▸ **Instructions for the task**: Every line of the listing must be reproduced as it stands. Leave the images behind.

▸ **Entries provided**:
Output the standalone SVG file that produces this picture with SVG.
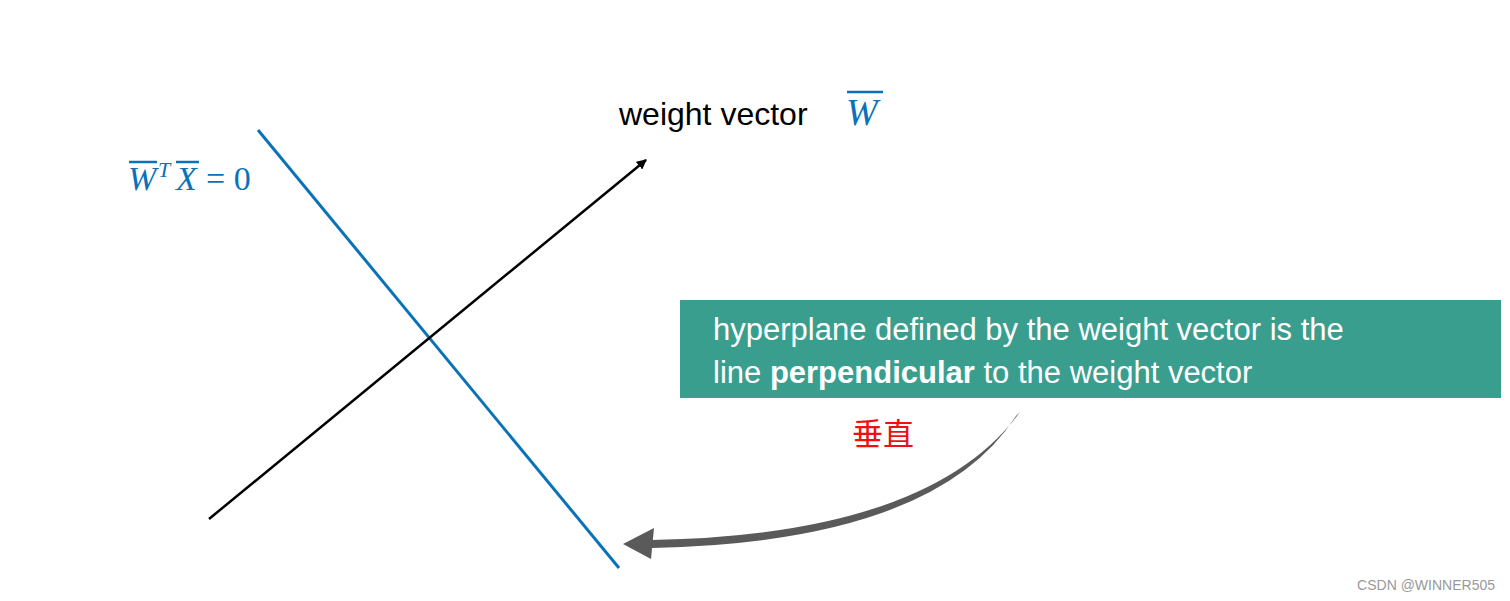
<svg xmlns="http://www.w3.org/2000/svg" width="1510" height="601" viewBox="0 0 1510 601">
<defs>
<marker id="ah" markerWidth="10" markerHeight="10" refX="9" refY="5" orient="auto" markerUnits="userSpaceOnUse" viewBox="0 0 10 10"><path d="M0,0 L10,5 L0,10 Z" fill="#000"/></marker>
<style>
.m{font-family:"Liberation Serif",serif;font-style:italic;fill:#0a72b8}
.t{font-family:"Liberation Sans",Arial,sans-serif;fill:#fff;font-size:31px}
</style>
</defs>
<rect width="1510" height="601" fill="#fff"/>
<g id="connectors">
<line x1="258" y1="130" x2="619" y2="568" stroke="#0a72b8" stroke-width="3"/>
<line x1="209" y1="519" x2="646" y2="160" stroke="#000" stroke-width="2.5" marker-end="url(#ah)"/>
<path d="M1020,412 Q930,535 652,540 L652,548 Q935,542 1016,416 Z" fill="#5a5a5a"/>
<path d="M623,544 L654,528 L651,559 Z" fill="#5a5a5a"/>
</g>
<g id="label-eq">
<text x="128" y="190" class="m" font-size="34">W</text>
<line x1="129" y1="162" x2="157" y2="162" stroke="#0a72b8" stroke-width="2.5"/>
<text x="158" y="177" class="m" font-size="22">T</text>
<text x="176" y="190" class="m" font-size="34">X</text>
<line x1="176" y1="162" x2="199" y2="162" stroke="#0a72b8" stroke-width="2.5"/>
<text x="206" y="190" font-family="Liberation Serif,serif" font-size="34" fill="#0a72b8">= 0</text>
</g>
<g id="label-w">
<text x="619" y="125" font-family="Liberation Sans,Arial,sans-serif" font-size="32" fill="#000">weight vector</text>
<text x="846" y="125" class="m" font-size="38">W</text>
<line x1="847" y1="92" x2="883" y2="92" stroke="#0a72b8" stroke-width="2.5"/>
</g>
<g id="box">
<rect x="680" y="300" width="821" height="98" fill="#3a9e8f"/>
<text x="713" y="340" class="t">hyperplane defined by the weight vector is the</text>
<text x="713" y="383" class="t">line <tspan font-weight="bold">perpendicular</tspan> to the weight vector</text>
</g>
<g id="label-cn">
<text x="852" y="445" font-family="Noto Sans CJK SC,sans-serif" font-size="31" fill="#f01010">垂直</text>
</g>
<text x="1495" y="590" text-anchor="end" font-family="Liberation Sans,Arial,sans-serif" font-size="14" fill="#999">CSDN @WINNER505</text>
</svg>
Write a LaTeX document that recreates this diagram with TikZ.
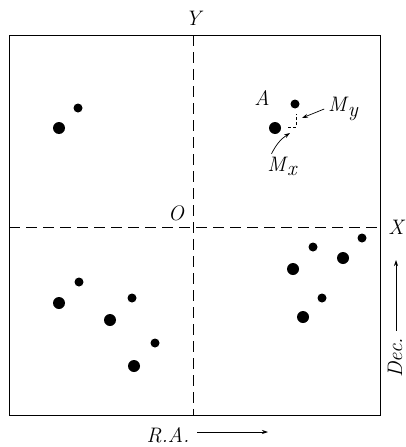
\documentclass[tikz,border=0pt]{standalone}
\usepackage{fontspec}
\usetikzlibrary{arrows.meta,positioning}

\newcommand{\msub}[1]{\textit{M}\kern1.5pt\raisebox{-0.45ex}{\textit{#1}}}

\begin{document}
\begin{tikzpicture}[x=1pt,y=-1pt,line width=1pt,
    font=\fontsize{21}{24}\selectfont\itshape,
    bigdot/.style={circle,fill=black,inner sep=0pt,minimum size=12pt},
    smalldot/.style={circle,fill=black,inner sep=0pt,minimum size=9pt},
    axisline/.style={dash pattern=on 11pt off 6pt},
    pointer/.style={-{Stealth[length=6pt,width=4pt]},line width=0.7pt}]
  \useasboundingbox (0,0) rectangle (406,447);
  % frame and axes
  \draw (9,35) rectangle (380,415);
  \coordinate (ytop) at (193,35);
  \coordinate (ybot) at (193,415);
  \coordinate (xleft) at (9,227);
  \coordinate (xright) at (380,227);
  \draw[axisline] (ytop) -- (ybot);
  \draw[axisline] (xleft) -- (xright);
  \node (ylab) at (193,18) {Y};
  \node (xlab) at (396,227) {X};
  \node (olab) at (176,213) {O};
  % upper left pair
  \node[bigdot] (ul1) at (59,128) {};
  \node[smalldot] (ul2) at (78,108) {};
  % pair A
  \node[bigdot] (a1) at (275,128) {};
  \node[smalldot] (a2) at (295,104) {};
  \node (alab) at (262,98) {A};
  \coordinate (m) at (296,127);
  \coordinate (mh) at (288,127);
  \coordinate (mv) at (296,114);
  \draw[line width=0.5pt,dash pattern=on 3pt off 2pt] (mh) -- (m) -- (mv);
  \node (mylab) at (343,109) {\msub{y}};
  \coordinate (mytip) at (302,118);
  \draw[pointer] (mylab.west) -- (mytip);
  \node (mxlab) at (282,166) {\msub{x}};
  \coordinate (mxtip) at (290,133);
  \path (mxlab.north west) ++(8,1) coordinate (mxstart);
  \draw[pointer] (mxstart) to[bend left=15] (mxtip);
  % lower left group
  \node[bigdot] (ll1) at (59,303) {};
  \node[smalldot] (ll2) at (79,282) {};
  \node[bigdot] (ll3) at (110,320) {};
  \node[smalldot] (ll4) at (132,298) {};
  \node[smalldot] (ll5) at (155,343) {};
  \node[bigdot] (ll6) at (134,366) {};
  % lower right group
  \node[smalldot] (lr1) at (362,238) {};
  \node[smalldot] (lr2) at (313,247) {};
  \node[bigdot] (lr3) at (343,258) {};
  \node[bigdot] (lr4) at (293,269) {};
  \node[smalldot] (lr5) at (322,298) {};
  \node[bigdot] (lr6) at (303,317) {};
  % directions
  \node (ralab) at (168,435) {R.A.};
  \coordinate (ratip) at (268,432);
  \path (ralab.east) ++(4,-3) coordinate (rastart);
  \draw[pointer] (rastart) -- (ratip);
  \node[rotate=90,inner sep=1pt] (declab) at (395,358) {Dec.};
  \path (declab.east) ++(1,-6) coordinate (decstart);
  \coordinate (dectip) at (decstart |- 0,260);
  \draw[pointer] (decstart) -- (dectip);
\end{tikzpicture}
\end{document}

▸ **Written answer**:
Output the standalone SVG file that produces this picture with SVG.
<svg xmlns="http://www.w3.org/2000/svg" width="1510" height="601" viewBox="0 0 1510 601">
<defs>
<marker id="ah" markerWidth="10" markerHeight="10" refX="9" refY="5" orient="auto" markerUnits="userSpaceOnUse" viewBox="0 0 10 10"><path d="M0,0 L10,5 L0,10 Z" fill="#000"/></marker>
<style>
.m{font-family:"Liberation Serif",serif;font-style:italic;fill:#0a72b8}
.t{font-family:"Liberation Sans",Arial,sans-serif;fill:#fff;font-size:31px}
</style>
</defs>
<rect width="1510" height="601" fill="#fff"/>
<g id="connectors">
<line x1="258" y1="130" x2="619" y2="568" stroke="#0a72b8" stroke-width="3"/>
<line x1="209" y1="519" x2="646" y2="160" stroke="#000" stroke-width="2.5" marker-end="url(#ah)"/>
<path d="M1020,412 Q930,535 652,540 L652,548 Q935,542 1016,416 Z" fill="#5a5a5a"/>
<path d="M623,544 L654,528 L651,559 Z" fill="#5a5a5a"/>
</g>
<g id="label-eq">
<text x="128" y="190" class="m" font-size="34">W</text>
<line x1="129" y1="162" x2="157" y2="162" stroke="#0a72b8" stroke-width="2.5"/>
<text x="158" y="177" class="m" font-size="22">T</text>
<text x="176" y="190" class="m" font-size="34">X</text>
<line x1="176" y1="162" x2="199" y2="162" stroke="#0a72b8" stroke-width="2.5"/>
<text x="206" y="190" font-family="Liberation Serif,serif" font-size="34" fill="#0a72b8">= 0</text>
</g>
<g id="label-w">
<text x="619" y="125" font-family="Liberation Sans,Arial,sans-serif" font-size="32" fill="#000">weight vector</text>
<text x="846" y="125" class="m" font-size="38">W</text>
<line x1="847" y1="92" x2="883" y2="92" stroke="#0a72b8" stroke-width="2.5"/>
</g>
<g id="box">
<rect x="680" y="300" width="821" height="98" fill="#3a9e8f"/>
<text x="713" y="340" class="t">hyperplane defined by the weight vector is the</text>
<text x="713" y="383" class="t">line <tspan font-weight="bold">perpendicular</tspan> to the weight vector</text>
</g>
<g id="label-cn">
<text x="852" y="445" font-family="Noto Sans CJK SC,sans-serif" font-size="31" fill="#f01010">垂直</text>
</g>
<text x="1495" y="590" text-anchor="end" font-family="Liberation Sans,Arial,sans-serif" font-size="14" fill="#999">CSDN @WINNER505</text>
</svg>
Write a LaTeX document that recreates this diagram with TikZ.
\documentclass[tikz,border=0pt]{standalone}
\usepackage{fontspec}
\usetikzlibrary{arrows.meta,positioning}

\newcommand{\msub}[1]{\textit{M}\kern1.5pt\raisebox{-0.45ex}{\textit{#1}}}

\begin{document}
\begin{tikzpicture}[x=1pt,y=-1pt,line width=1pt,
    font=\fontsize{21}{24}\selectfont\itshape,
    bigdot/.style={circle,fill=black,inner sep=0pt,minimum size=12pt},
    smalldot/.style={circle,fill=black,inner sep=0pt,minimum size=9pt},
    axisline/.style={dash pattern=on 11pt off 6pt},
    pointer/.style={-{Stealth[length=6pt,width=4pt]},line width=0.7pt}]
  \useasboundingbox (0,0) rectangle (406,447);
  % frame and axes
  \draw (9,35) rectangle (380,415);
  \coordinate (ytop) at (193,35);
  \coordinate (ybot) at (193,415);
  \coordinate (xleft) at (9,227);
  \coordinate (xright) at (380,227);
  \draw[axisline] (ytop) -- (ybot);
  \draw[axisline] (xleft) -- (xright);
  \node (ylab) at (193,18) {Y};
  \node (xlab) at (396,227) {X};
  \node (olab) at (176,213) {O};
  % upper left pair
  \node[bigdot] (ul1) at (59,128) {};
  \node[smalldot] (ul2) at (78,108) {};
  % pair A
  \node[bigdot] (a1) at (275,128) {};
  \node[smalldot] (a2) at (295,104) {};
  \node (alab) at (262,98) {A};
  \coordinate (m) at (296,127);
  \coordinate (mh) at (288,127);
  \coordinate (mv) at (296,114);
  \draw[line width=0.5pt,dash pattern=on 3pt off 2pt] (mh) -- (m) -- (mv);
  \node (mylab) at (343,109) {\msub{y}};
  \coordinate (mytip) at (302,118);
  \draw[pointer] (mylab.west) -- (mytip);
  \node (mxlab) at (282,166) {\msub{x}};
  \coordinate (mxtip) at (290,133);
  \path (mxlab.north west) ++(8,1) coordinate (mxstart);
  \draw[pointer] (mxstart) to[bend left=15] (mxtip);
  % lower left group
  \node[bigdot] (ll1) at (59,303) {};
  \node[smalldot] (ll2) at (79,282) {};
  \node[bigdot] (ll3) at (110,320) {};
  \node[smalldot] (ll4) at (132,298) {};
  \node[smalldot] (ll5) at (155,343) {};
  \node[bigdot] (ll6) at (134,366) {};
  % lower right group
  \node[smalldot] (lr1) at (362,238) {};
  \node[smalldot] (lr2) at (313,247) {};
  \node[bigdot] (lr3) at (343,258) {};
  \node[bigdot] (lr4) at (293,269) {};
  \node[smalldot] (lr5) at (322,298) {};
  \node[bigdot] (lr6) at (303,317) {};
  % directions
  \node (ralab) at (168,435) {R.A.};
  \coordinate (ratip) at (268,432);
  \path (ralab.east) ++(4,-3) coordinate (rastart);
  \draw[pointer] (rastart) -- (ratip);
  \node[rotate=90,inner sep=1pt] (declab) at (395,358) {Dec.};
  \path (declab.east) ++(1,-6) coordinate (decstart);
  \coordinate (dectip) at (decstart |- 0,260);
  \draw[pointer] (decstart) -- (dectip);
\end{tikzpicture}
\end{document}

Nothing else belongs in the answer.